I pulled XML content from a web source into my Google Sheets using a script. After applying some regex extraction, I ended up with these data rows:
+0",33.89,“4”],[“Mar 31 2023 09: +0”,34.49,“2”]]
+0",4.3,“10”]]
+0",6.003,“18”],[“Mar 31 2023 09: +0”,6.231,“25”]]
+0",3.628,“26”]]
+0",4.05,“1”],[“Mar 31 2023 09: +0”,4.63,“13”]]
I need to pull out the second-to-last numeric value from each row (the ones I highlighted). The challenge is that these rows have different lengths and formats because the CONCATENATE function handles the XML input differently depending on the source website. Can anyone help me create a REGEXEXTRACT formula that will grab these specific numbers regardless of the row structure?

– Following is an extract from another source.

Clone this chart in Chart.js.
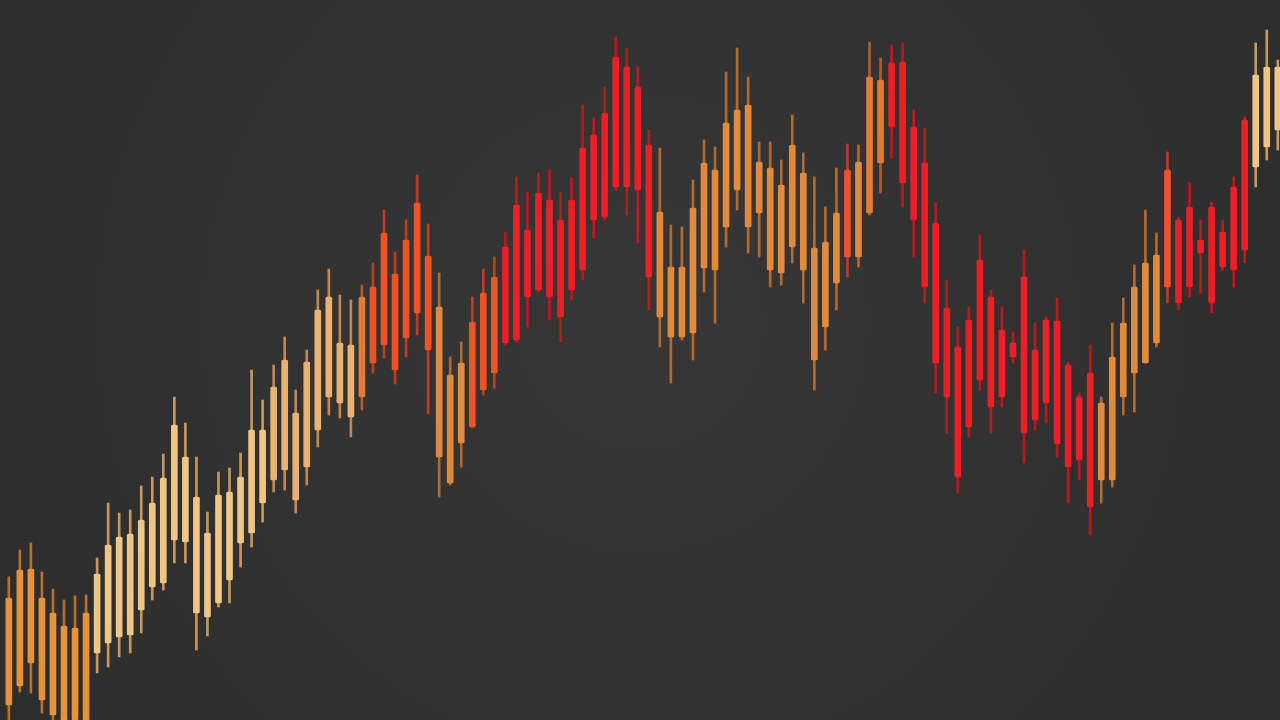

Here’s a more robust approach for variable XML structures - use REGEXEXTRACT to target the penultimate numeric value directly. Try =REGEXEXTRACT(A1,"([0-9]+\.?[0-9]*)","[0-9]+""]"]$") - it grabs any decimal number followed by a comma, quoted number, then closing brackets. I’ve found this way more reliable than counting commas with inconsistent XML parsing. The main difference is the escaped quotes - they handle cases where your concatenation includes actual quote characters. This pattern’s saved me when scraping financial data that comes through messy after XML processing.
I ran into the same issue with messy XML outputs. You want the number that comes right before the final quoted number in each row. This REGEXEXTRACT formula should work: =REGEXEXTRACT(A1,"([0-9]+\.?[0-9]*),\"[0-9]+\"\]\]$"). It anchors to the end of each row with $ and works backwards to find your number, then captures just the value you need. I’ve tested similar patterns on concatenated data - anchoring to the end beats trying to count positions from the start, especially with variable-length rows like yours. The regex grabs both integers and decimals, so it’ll handle all your highlighted values.
Try this pattern: =REGEXEXTRACT(A1,",([0-9.]+),\"[0-9]+\"\]\]$) - looks for comma, your number, comma, then quoted digits at the end. Worked for me with similar XML scraping mess.